Surface chemistry of Fe2O3 nanoparticles on ultrathin oxide layers on Si and Ge

In this paper, we report on a comparative study of the effect of Fe2O3 nanoparticles (NP), introduced onto a thin oxide layer formed on silicon and germanium surfaces, on the thermal decomposition pathway of the individual oxide layers. On both the surfaces, NP of Fe2O3 undergo a reduction reaction through a bonding partner change reaction, where the oxygen atoms change from Fe to Si or Ge. On both the surfaces, annealing results in the conversion of the suboxide-like species to dioxide-like species (SiOx to SiO2 and GeOx to GeO2 respectively for Si and Ge surfaces), until the oxide layer decomposes following the desorption of the respective monoxide species (SiO and GeO).

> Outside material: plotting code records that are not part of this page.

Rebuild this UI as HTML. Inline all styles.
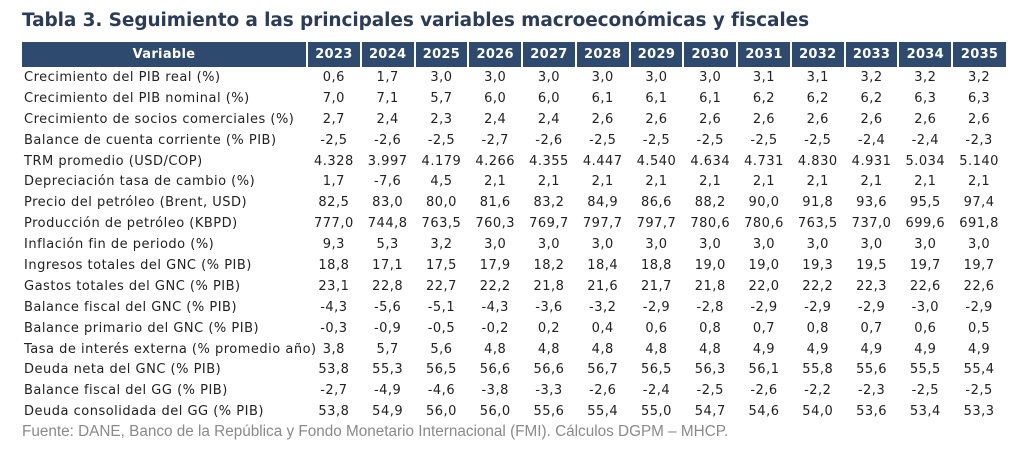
<!DOCTYPE html>
<html><head><meta charset="utf-8"><style>
body{margin:0;width:1024px;height:455px;background:#fff;position:relative;overflow:hidden;font-family:"DejaVu Sans","Liberation Sans",sans-serif;}
#title{position:absolute;left:22px;top:10px;font-size:18.5px;font-weight:bold;color:#2b3c59;white-space:nowrap;letter-spacing:-0.1px}
table{position:absolute;left:22px;top:42px;border-collapse:collapse;table-layout:fixed;width:984px;font-size:13px;letter-spacing:0.5px;color:#222}
th{background:#2e4a6e;color:#fff;font-weight:bold;height:25px;padding:0;border-left:2px solid #fff;text-align:center;letter-spacing:0.3px}
th:first-child{border-left:none}
td{height:20.9px;padding:0;text-align:center;white-space:nowrap}
td:first-child{text-align:left;padding-left:2px}
#foot{position:absolute;left:22px;top:423px;font-family:"Liberation Sans",sans-serif;font-size:15.3px;color:#8a8a8a;white-space:nowrap}
</style></head><body>
<div id="title">Tabla 3. Seguimiento a las principales variables macroeconómicas y fiscales</div>
<table>
<colgroup><col style="width:285px"><col span="13" style="width:53.77px"></colgroup>
<thead><tr><th>Variable</th><th>2023</th><th>2024</th><th>2025</th><th>2026</th><th>2027</th><th>2028</th><th>2029</th><th>2030</th><th>2031</th><th>2032</th><th>2033</th><th>2034</th><th>2035</th></tr></thead>
<tbody id="tb"></tbody></table>
<div id="foot">Fuente: DANE, Banco de la República y Fondo Monetario Internacional (FMI). Cálculos DGPM – MHCP.</div>
<script>
const rows=[
["Crecimiento del PIB real (%)","0,6 1,7 3,0 3,0 3,0 3,0 3,0 3,0 3,1 3,1 3,2 3,2 3,2"],
["Crecimiento del PIB nominal (%)","7,0 7,1 5,7 6,0 6,0 6,1 6,1 6,1 6,2 6,2 6,2 6,3 6,3"],
["Crecimiento de socios comerciales (%)","2,7 2,4 2,3 2,4 2,4 2,6 2,6 2,6 2,6 2,6 2,6 2,6 2,6"],
["Balance de cuenta corriente (% PIB)","-2,5 -2,6 -2,5 -2,7 -2,6 -2,5 -2,5 -2,5 -2,5 -2,5 -2,4 -2,4 -2,3"],
["TRM promedio (USD/COP)","4.328 3.997 4.179 4.266 4.355 4.447 4.540 4.634 4.731 4.830 4.931 5.034 5.140"],
["Depreciación tasa de cambio (%)","1,7 -7,6 4,5 2,1 2,1 2,1 2,1 2,1 2,1 2,1 2,1 2,1 2,1"],
["Precio del petróleo (Brent, USD)","82,5 83,0 80,0 81,6 83,2 84,9 86,6 88,2 90,0 91,8 93,6 95,5 97,4"],
["Producción de petróleo (KBPD)","777,0 744,8 763,5 760,3 769,7 797,7 797,7 780,6 780,6 763,5 737,0 699,6 691,8"],
["Inflación fin de periodo (%)","9,3 5,3 3,2 3,0 3,0 3,0 3,0 3,0 3,0 3,0 3,0 3,0 3,0"],
["Ingresos totales del GNC (% PIB)","18,8 17,1 17,5 17,9 18,2 18,4 18,8 19,0 19,0 19,3 19,5 19,7 19,7"],
["Gastos totales del GNC (% PIB)","23,1 22,8 22,7 22,2 21,8 21,6 21,7 21,8 22,0 22,2 22,3 22,6 22,6"],
["Balance fiscal del GNC (% PIB)","-4,3 -5,6 -5,1 -4,3 -3,6 -3,2 -2,9 -2,8 -2,9 -2,9 -2,9 -3,0 -2,9"],
["Balance primario del GNC (% PIB)","-0,3 -0,9 -0,5 -0,2 0,2 0,4 0,6 0,8 0,7 0,8 0,7 0,6 0,5"],
["Tasa de interés externa (% promedio año)","3,8 5,7 5,6 4,8 4,8 4,8 4,8 4,8 4,9 4,9 4,9 4,9 4,9"],
["Deuda neta del GNC (% PIB)","53,8 55,3 56,5 56,6 56,6 56,7 56,5 56,3 56,1 55,8 55,6 55,5 55,4"],
["Balance fiscal del GG (% PIB)","-2,7 -4,9 -4,6 -3,8 -3,3 -2,6 -2,4 -2,5 -2,6 -2,2 -2,3 -2,5 -2,5"],
["Deuda consolidada del GG (% PIB)","53,8 54,9 56,0 56,0 55,6 55,4 55,0 54,7 54,6 54,0 53,6 53,4 53,3"]];
const tb=document.getElementById('tb');
rows.forEach(r=>{
const tr=document.createElement('tr');


const c=document.createElement('td');c.textContent=r[0];


tr.appendChild(c);
r[1].split(' ').forEach(v=>{const d=document.createElement('td');d.textContent=v;


tr.appendChild(d);});
tb.appendChild(tr);});
</script>
</body></html>
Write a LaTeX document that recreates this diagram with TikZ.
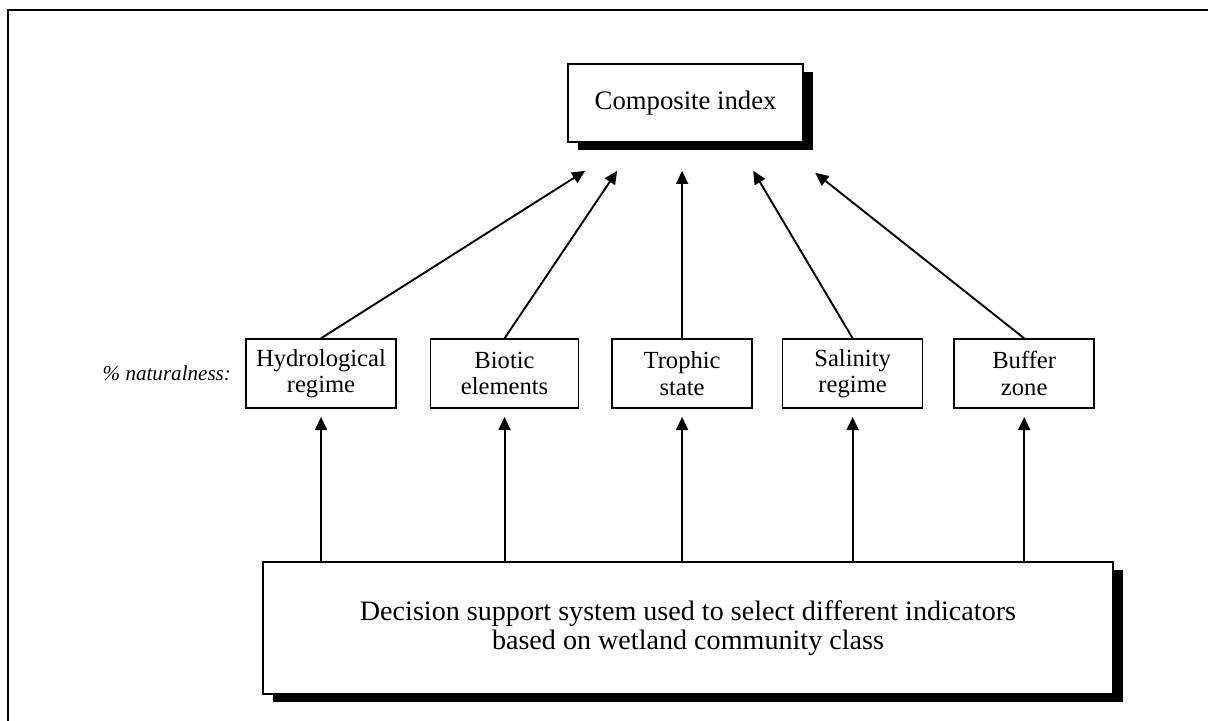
\documentclass[tikz,border=0pt]{standalone}
\usepackage{fontspec}
\setmainfont{Liberation Serif}
\usetikzlibrary{positioning,shadows,arrows.meta,calc}

\begin{document}
\begin{tikzpicture}[
    node distance=0.8cm,
    every node/.style={font=\fontsize{17.5}{19}\selectfont},
    mainbox/.style={draw, line width=1.1pt, fill=white, align=center,
        drop shadow={shadow xshift=0.24cm, shadow yshift=-0.21cm, opacity=1, fill=black}},
    factor/.style={draw, line width=1.1pt, align=center, minimum width=3.5cm, minimum height=1.725cm, inner sep=2pt},
    arrow/.style={-{Triangle[length=0.33cm, width=0.3cm]}, line width=1.35pt},
]
\useasboundingbox (0,0) rectangle (30.2,-18.025);

% Open frame (top and left only)
\draw[line width=1.4pt] (30.2,-0.25) -- (0.2,-0.25) -- (0.2,-18.025);

% Composite index
\node[mainbox, minimum width=5.875cm, minimum height=1.95cm, font=\fontsize{19}{21}\selectfont] (comp) at (17.14,-2.575) {Composite index};

% Five components
\node[factor, minimum width=3.75cm] (hyd) at (8.025,-9.34) {Hydrological\\regime};
\node[factor, minimum width=3.7cm, right=0.825cm of hyd] (bio) {Biotic\\elements};
\node[factor, right=of bio] (tro) {Trophic\\state};
\node[factor, right=0.725cm of tro] (sal) {Salinity\\regime};
\node[factor, right=0.75cm of sal] (buf) {Buffer\\zone};

\node[left=0.35cm of hyd, inner sep=0pt, font=\fontsize{15}{17}\selectfont\itshape] (lbl) {\% naturalness:};

% Decision support system
\node[mainbox, minimum width=21.25cm, minimum height=3.3cm, font=\fontsize{20}{20.5}\selectfont] (dss) at (17.2,-15.7)
    {Decision support system used to select different indicators\\based on wetland community class};

% Arrow ends below the composite index
\coordinate (in1) at ($(comp.south)+(-2.51,-0.7)$);
\coordinate (in2) at ($(comp.south)+(-1.71,-0.7)$);
\coordinate (in3) at ($(comp.south -| tro.north)+(0,-0.7)$);
\coordinate (in4) at ($(comp.south)+(1.69,-0.7)$);
\coordinate (in5) at ($(comp.south)+(3.24,-0.75)$);

% Arrows up to the composite index
\draw[arrow] (hyd.north) -- (in1);
\draw[arrow] (bio.north) -- (in2);
\draw[arrow] (tro.north) -- (in3);
\draw[arrow] (sal.north) -- (in4);
\draw[arrow] (buf.north) -- (in5);

% Arrows up from the decision support system
\foreach \n in {hyd,bio,tro,sal,buf}
    \draw[arrow, shorten >=0.2cm] (dss.north -| \n) -- (\n.south);

\end{tikzpicture}
\end{document}
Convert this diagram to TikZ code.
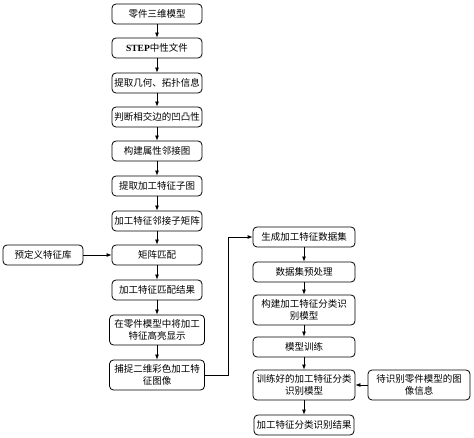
\documentclass[tikz,border=0pt]{standalone}
\usepackage{fontspec}
\setmainfont{Liberation Serif}
\newfontfamily\cjk{Noto Sans CJK SC}
\usetikzlibrary{arrows.meta,positioning,calc}

\begin{document}
\begin{tikzpicture}[x=1pt,y=-1pt,
    box/.style={draw,rectangle,rounded corners=4pt,line width=0.8pt,minimum width=90pt,minimum height=20pt,inner sep=1.5pt,align=center,font=\cjk\fontsize{9.5}{12}\selectfont},
    arr/.style={-{Latex[length=5pt,width=4pt]},line width=0.8pt}]
        \useasboundingbox (0,0) rectangle (474,438);

        % Left column
        \node[box] (model3d) at (157,14) {零件三维模型};
        \node[box] (step) at (157,48) {{\rmfamily\bfseries STEP}中性文件};
        \node[box] (geom) at (157,83) {提取几何、拓扑信息};
        \node[box] (convex) at (157,117) {判断相交边的凹凸性};
        \node[box] (aag) at (157,151) {构建属性邻接图};
        \node[box] (subgraph) at (157,186) {提取加工特征子图};
        \node[box] (submatrix) at (157,221) {加工特征邻接子矩阵};
        \node[box] (match) at (157,255) {矩阵匹配};
        \node[box] (result) at (157,290) {加工特征匹配结果};
        \node[box,minimum width=95pt,minimum height=30pt] (highlight) at (157,330) {在零件模型中将加工\\特征高亮显示};
        \node[box,minimum width=95pt,minimum height=30pt] (capture) at (157,375) {捕捉二维彩色加工特\\征图像};

        % Feature library
        \node[box,minimum width=80pt] (library) at (43,255) {预定义特征库};

        % Right column
        \node[box,minimum width=102pt] (dataset) at (304,237) {生成加工特征数据集};
        \node[box,minimum width=102pt] (preproc) at (304,272) {数据集预处理};
        \node[box,minimum width=102pt,minimum height=30pt] (build) at (304,310) {构建加工特征分类识\\别模型};
        \node[box,minimum width=102pt] (train) at (304,347) {模型训练};
        \node[box,minimum width=102pt,minimum height=30pt] (trained) at (304,385) {训练好的加工特征分类\\识别模型};
        \node[box,minimum width=100pt] (final) at (304,425) {加工特征分类识别结果};
        \node[box,minimum width=102pt,minimum height=30pt] (query) at (419,385) {待识别零件模型的图\\像信息};

        % Arrows
        \foreach \a/\b in {model3d/step,step/geom,geom/convex,convex/aag,aag/subgraph,subgraph/submatrix,submatrix/match,match/result,result/highlight,highlight/capture} {
            \draw[arr] (\a) -- (\b);
        }
        \foreach \a/\b in {dataset/preproc,preproc/build,build/train,train/trained,trained/final} {
            \draw[arr] (\a) -- (\b);
        }
        \draw[arr] (library) -- (match);
        \draw[arr] (query) -- (trained);
        \draw[arr] (capture.east) -- ++(23,0) |- (dataset.west);
    \end{tikzpicture}
\end{document}
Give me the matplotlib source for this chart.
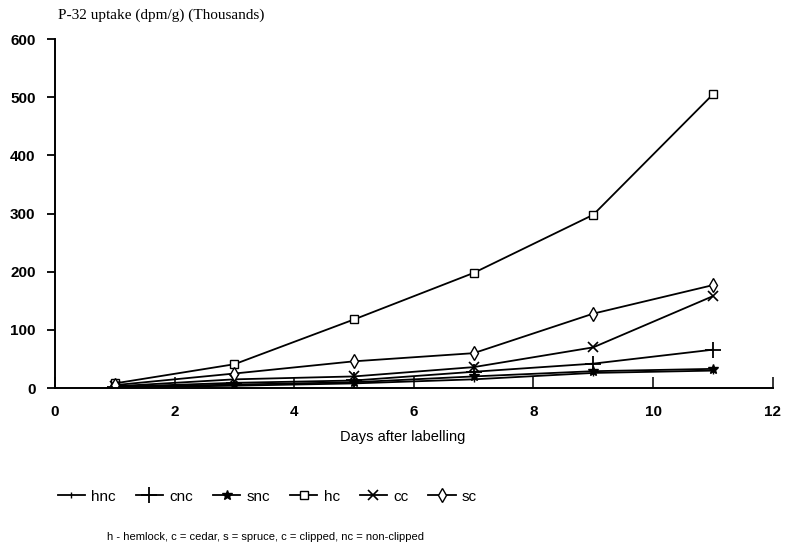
import matplotlib.pyplot as plt

# P-32 uptake by tree type, thousands of dpm/g
days = [1, 3, 5, 7, 9, 11]
hnc = [1, 4, 8, 15, 26, 30]
cnc = [2, 9, 13, 28, 42, 66]
snc = [2, 6, 10, 20, 29, 33]
hc = [8, 41, 118, 198, 298, 505]
cc = [3, 15, 20, 36, 70, 158]
sc = [5, 25, 46, 60, 128, 177]

series = [
    ('hnc', hnc, dict(marker='|', markersize=4)),
    ('cnc', cnc, dict(marker='+', markersize=11, markeredgewidth=1.3)),
    ('snc', snc, dict(marker='*', markersize=7)),
    ('hc', hc, dict(marker='s', markersize=6, markerfacecolor='white')),
    ('cc', cc, dict(marker='x', markersize=7, markeredgewidth=1.2)),
    ('sc', sc, dict(marker='d', markersize=7, markerfacecolor='white')),
]

fig = plt.figure(figsize=(7.86, 5.52), dpi=100)
ax = fig.add_axes([0.070, 0.297, 0.913, 0.632])

for name, vals, style in series:
    ax.plot(days, vals, color='black', linewidth=1.3, label=name,
            markeredgecolor='black', **style)

ax.set_xlim(0, 12)
ax.set_ylim(0, 600)
ax.set_xticks([0, 2, 4, 6, 8, 10, 12])
ax.set_yticks([0, 100, 200, 300, 400, 500, 600])
ax.spines['top'].set_visible(False)
ax.spines['right'].set_visible(False)
for s in ('left', 'bottom'):
    ax.spines[s].set_linewidth(1.4)
ax.tick_params(axis='y', direction='out', length=6, width=1.3, pad=8)
ax.tick_params(axis='x', direction='in', length=8, width=1.1, pad=12)
for lab in ax.get_xticklabels() + ax.get_yticklabels():
    lab.set_fontsize(11)
    lab.set_fontweight('bold')
    lab.set_family('Liberation Sans')

ax.set_xlabel('Days after labelling', fontsize=10.5, family='Liberation Sans')
ax.xaxis.set_label_coords(0.485, -0.12)
fig.text(0.074, 0.973, 'P-32 uptake (dpm/g) (Thousands)', fontsize=11,
         family='Liberation Serif', va='center', ha='left')

fig.legend(loc='center', bbox_to_anchor=(0.34, 0.10), ncol=6, frameon=False,
           handlelength=1.8, columnspacing=1.3, handletextpad=0.4,
           prop=dict(family='Liberation Sans', size=11))
fig.text(0.338, 0.027, 'h - hemlock, c = cedar, s = spruce, c = clipped, nc = non-clipped',
         fontsize=8, family='Liberation Sans', ha='center', va='center')

fig.savefig('out.png', dpi=100)
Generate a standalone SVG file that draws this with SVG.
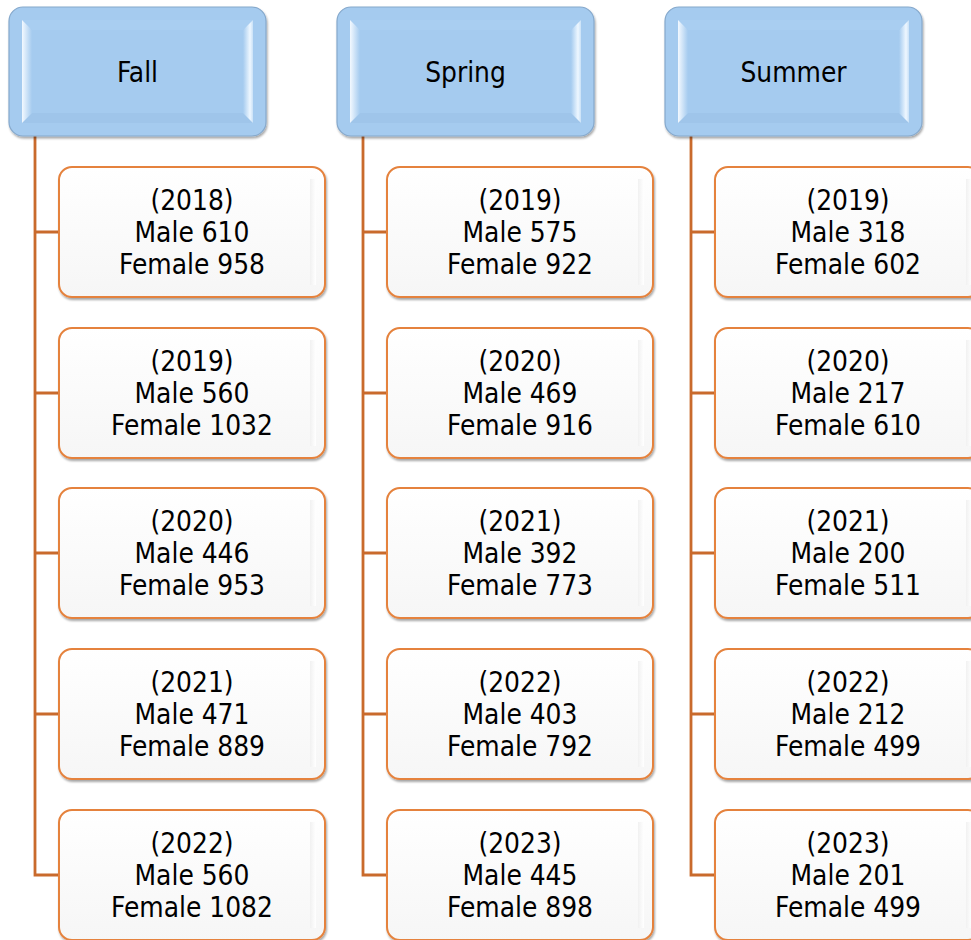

Both the Si and Ge corelevels show a larger chemical shift (4.1 and 3.51 eV in Si 2p and Ge 3d corelevels, respectively) for the as-prepared oxide samples with the NP, at room temperature compared to that without the NP (3.7 and 3.4 eV), indicating a catalytic enhancement of the dioxide formation. Selective formation of silicon oxides leads to encapsulation of the nanoparticles and acts like a protective layer, preventing the oxidation of Fe.